Breakfast program funding increase on the menu this fall
Provincial budget will include an extra $1.1M for Nourish Nova Scotia to help schools
At Yarmouth Central School it's not uncommon for as many as 130 students to show up early for the elementary school's breakfast program.
For about 20 years, the program has run from just after 8 a.m. until just before 8:30 a.m. for any student wanting fresh fruit, milk, cereal, toast and yogurt. It is entirely run by volunteers.
The school's principal, Jared Purdy, said it's open to anyone, doubling as a social gathering for students and staff. Food from the program is also used to provide snacks and lunches for kids who might not have them.
But Central's program doesn't come cheap, with the bill approaching $600 in some months.
Like all school breakfast programs in Nova Scotia, Central gets funding from the province through Nourish Nova Scotia, a non-profit group that helps promote healthy eating. The money usually gets the school to January, Purdy said, but from there they require community support.

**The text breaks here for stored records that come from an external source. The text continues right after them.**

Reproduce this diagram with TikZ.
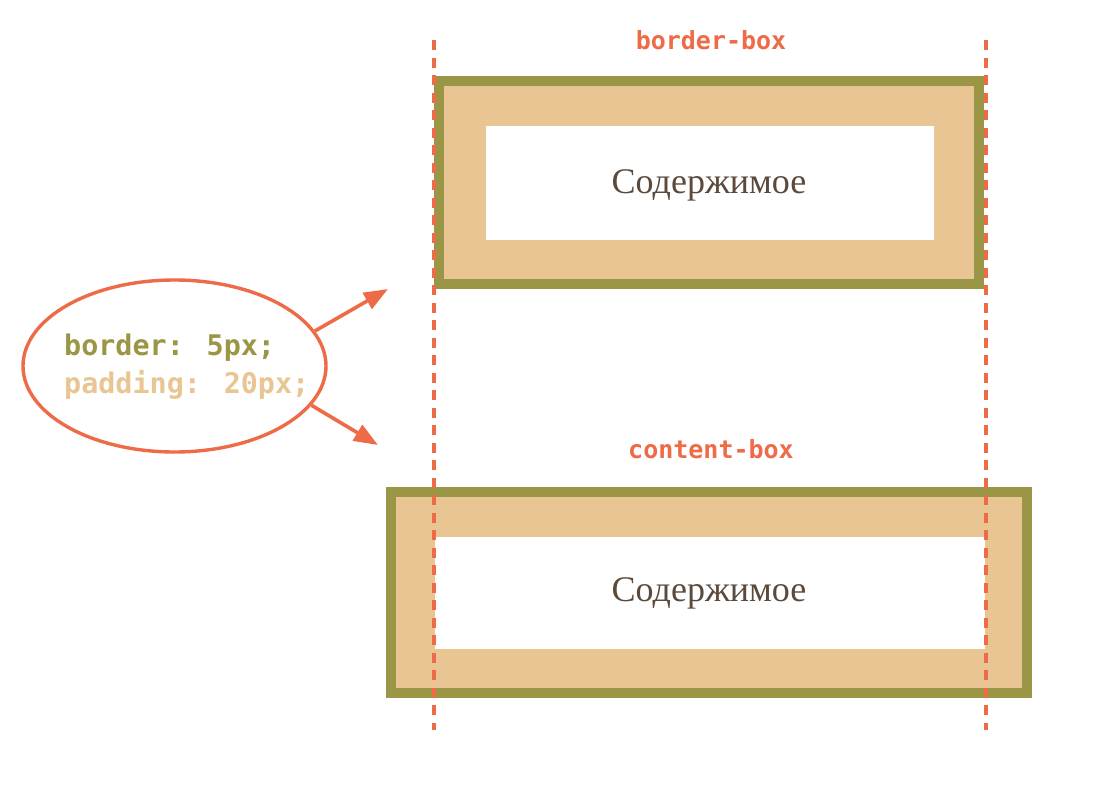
\documentclass[tikz,border=0pt]{standalone}
\usepackage{fontspec}
\setmainfont{Liberation Serif}
\newfontfamily\codefont{DejaVu Sans Mono}
\usetikzlibrary{shapes.geometric,arrows.meta}
\definecolor{olive}{HTML}{9B9646}
\definecolor{beige}{HTML}{E8C592}
\definecolor{accent}{HTML}{EE6B47}
\definecolor{txtbrown}{HTML}{5B4A3C}
\tikzset{
  outerbox/.style={draw=olive, line width=10pt, fill=beige, inner sep=0pt, outer sep=0pt, anchor=north west},
  innerbox/.style={fill=white, draw=none, inner sep=0pt, outer sep=0pt, anchor=north west},
  guide/.style={draw=accent, line width=3.4pt, dash pattern=on 10pt off 7.5pt},
  boxlabel/.style={text=accent, font=\codefont\bfseries\fontsize{25}{28}\selectfont},
  contenttext/.style={text=txtbrown, font=\fontsize{36}{42}\selectfont},
  pointer/.style={draw=accent, line width=3.6pt, -{Triangle[length=24pt, width=18pt]}},
}
\begin{document}
\begin{tikzpicture}[x=1pt,y=-1pt]
\useasboundingbox (0,0) rectangle (1100,798);
% top box (border-box)
\node[outerbox, minimum width=540pt, minimum height=203pt] (topouter) at (439,81) {};
\node[innerbox, minimum width=448pt, minimum height=114pt] (topinner) at (486,126) {};
\node[contenttext] (toptext) at (709,185) {Содержимое};
% bottom box (content-box)
\node[outerbox, minimum width=636pt, minimum height=201pt] (botouter) at (391,492) {};
\node[innerbox, minimum width=550pt, minimum height=112pt] (botinner) at (435,537) {};
\node[contenttext] (bottext) at (709,593) {Содержимое};
% labels
\node[boxlabel] (toplabel) at (711,40) {border-box};
\node[boxlabel] (botlabel) at (711,449) {content-box};
% guides
\coordinate (g1a) at (434,40);
\coordinate (g1b) at (434,730);
\coordinate (g2a) at (986,40);
\coordinate (g2b) at (986,730);
\draw[guide] (g1a) -- (g1b);
\draw[guide] (g2a) -- (g2b);
% ellipse
\node[ellipse, draw=accent, line width=3.4pt, minimum width=303pt, minimum height=172pt, inner sep=0pt] (ell) at (174.5,366) {};
\node[anchor=west, align=left, inner sep=0pt, font=\codefont\bfseries\fontsize{28.4}{38}\selectfont] (elltext) at (64,367)
  {\textcolor{olive}{border: 5px;}\\\textcolor{beige}{padding: 20px;}};
\coordinate (up) at (388,289);
\coordinate (down) at (378,445);
\draw[pointer] (ell.14) -- (up);
\draw[pointer] (ell.-16) -- (down);
\end{tikzpicture}
\end{document}
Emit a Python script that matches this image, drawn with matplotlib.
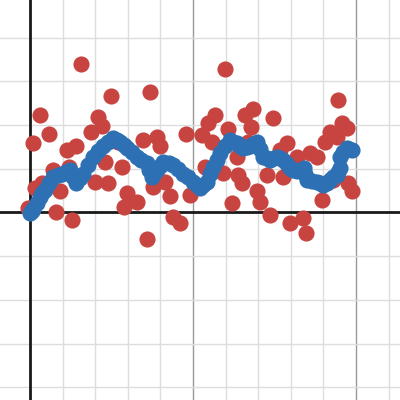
import matplotlib
matplotlib.use("Agg")
import matplotlib.pyplot as plt

red_x = [0.08,0.31,0.59,-0.05,0.15,0.36,0.72,0.80,0.92,1.28,1.12,1.41,1.21,1.58,1.86,2.10,2.20,1.99,2.40,2.50,2.30,2.71,2.81,2.97,2.88,3.27,3.48,3.68,3.89,3.99,3.78,4.14,4.29,3.58,4.40,4.60,4.79,4.91,5.27,5.47,5.67,5.57,5.37,5.98,6.08,5.93,6.19,6.34,6.39,6.49,6.60,6.85,6.77,6.70,6.95,7.06,7.26,7.36,7.46,7.67,7.87,7.77,7.98,8.38,8.47,8.18,8.59,8.79,8.95,9.05,9.20,9.46,9.56,9.71,9.76,9.87,9.41,9.30]
red_y = [1.60,2.23,1.79,0.10,0.55,0.67,0.96,0.0,0.48,-0.17,1.43,1.52,1.05,3.39,1.85,2.19,1.98,0.70,0.68,2.67,1.16,1.62,1.05,0.44,0.12,0.25,1.66,2.76,1.73,1.51,0.59,0.70,0.38,-0.61,-0.10,-0.23,1.79,0.40,1.77,2.04,2.23,1.62,1.05,3.28,1.90,0.90,0.21,1.28,0.86,0.67,2.23,2.36,1.96,1.62,0.48,0.25,0.86,-0.06,2.16,1.43,1.58,0.82,-0.25,-0.13,-0.48,1.28,1.35,1.28,0.29,1.62,1.85,2.57,2.04,1.93,0.67,0.50,1.73,0.74]

blue_x = [0.0,0.05,0.10,0.20,0.31,0.38,0.46,0.59,0.72,0.85,0.97,1.10,1.23,1.32,1.41,1.52,1.64,1.79,1.94,2.10,2.25,2.40,2.56,2.66,2.76,2.87,2.97,3.12,3.27,3.42,3.58,3.65,3.73,3.81,3.89,3.99,4.09,4.25,4.40,4.55,4.70,4.86,5.01,5.11,5.21,5.32,5.42,5.52,5.62,5.73,5.83,5.98,6.14,6.24,6.34,6.44,6.54,6.65,6.75,6.85,6.95,7.05,7.16,7.26,7.36,7.47,7.57,7.67,7.77,7.88,7.98,8.08,8.18,8.29,8.39,8.44,8.49,8.64,8.79,8.89,8.99,9.10,9.20,9.31,9.41,9.46,9.51,9.51,9.61,9.71,9.79,9.87]
blue_y = [-0.02,0.03,0.09,0.22,0.36,0.44,0.51,0.67,0.82,0.86,0.89,0.93,0.97,0.82,0.67,0.78,0.89,1.08,1.28,1.40,1.51,1.61,1.70,1.66,1.62,1.55,1.47,1.38,1.28,1.21,1.13,0.98,0.82,0.90,0.97,1.07,1.16,1.13,1.09,0.99,0.89,0.80,0.70,0.62,0.55,0.62,0.70,0.88,1.05,1.20,1.35,1.51,1.66,1.62,1.58,1.52,1.47,1.49,1.51,1.57,1.62,1.45,1.28,1.24,1.20,1.24,1.28,1.24,1.20,1.10,1.01,0.97,0.94,0.97,1.01,0.88,0.74,0.72,0.70,0.67,0.63,0.68,0.74,0.80,0.86,0.93,1.01,1.28,1.38,1.47,1.45,1.43]

fig = plt.figure(figsize=(4, 4), dpi=100)
ax = fig.add_axes([0, 0, 1, 1])
ax.set_xlim(-0.92, 11.35)
ax.set_ylim(-4.29, 4.86)
for v in range(-1, 12):
    ax.axvline(v, color='#999999' if v % 5 == 0 else '#dddddd', lw=1.0, zorder=0)
for v in range(-5, 6):
    ax.axhline(v, color='#999999' if v % 5 == 0 else '#dddddd', lw=1.0, zorder=0)
ax.axvline(0, color='#1a1a1a', lw=2, zorder=1)
ax.axhline(0, color='#1a1a1a', lw=2, zorder=1)
ax.scatter(red_x, red_y, s=135, color='#c74440', linewidths=0, zorder=2)
ax.scatter(blue_x, blue_y, s=135, color='#2d70b3', linewidths=0, zorder=3)
ax.axis('off')
fig.savefig('out.png', dpi=100)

Fortunately, it's there in spades from local businesses and citizens.
"Whenever people come into the school, they're not asking about supplies, they're not asking about classroom materials, their first question is, 'How's your breakfast program doing. What can we do to help?'" Purdy said.
From 98 schools to 350 since 2005
Margo Riebe-Butt, the executive director of Nourish Nova Scotia, said provincial funding was never supposed to cover all program costs, but given there hasn't been an increase since 2005 when 98 schools had programs, new funding is desperately needed.
"Now we're over 350 [schools] and that budget has been the same," she said.
More help will be coming this autumn. An additional $1.1 million will be included in the provincial budget when it is introduced later this month, according to a Health Department spokesperson, bringing total funding to $1.975 million.
Riebe-Butt said the new money will allow Nourish to make sure schools that want a breakfast program can have one, and others operating at partial capacity can expand to five days a week.
"We know that kids come to school hungry each and every day," she said.
Looking to Ottawa for help
But even that new funding only goes so far. With the province and local communities contributing to programs around Nova Scotia, Riebe-Butt said the group is now advocating for a commitment from the federal government.
"That's the piece of the pie that's missing," she said.
"You have parents contributing, you have corporations, you have provincial governments, but the feds are not at the table at all."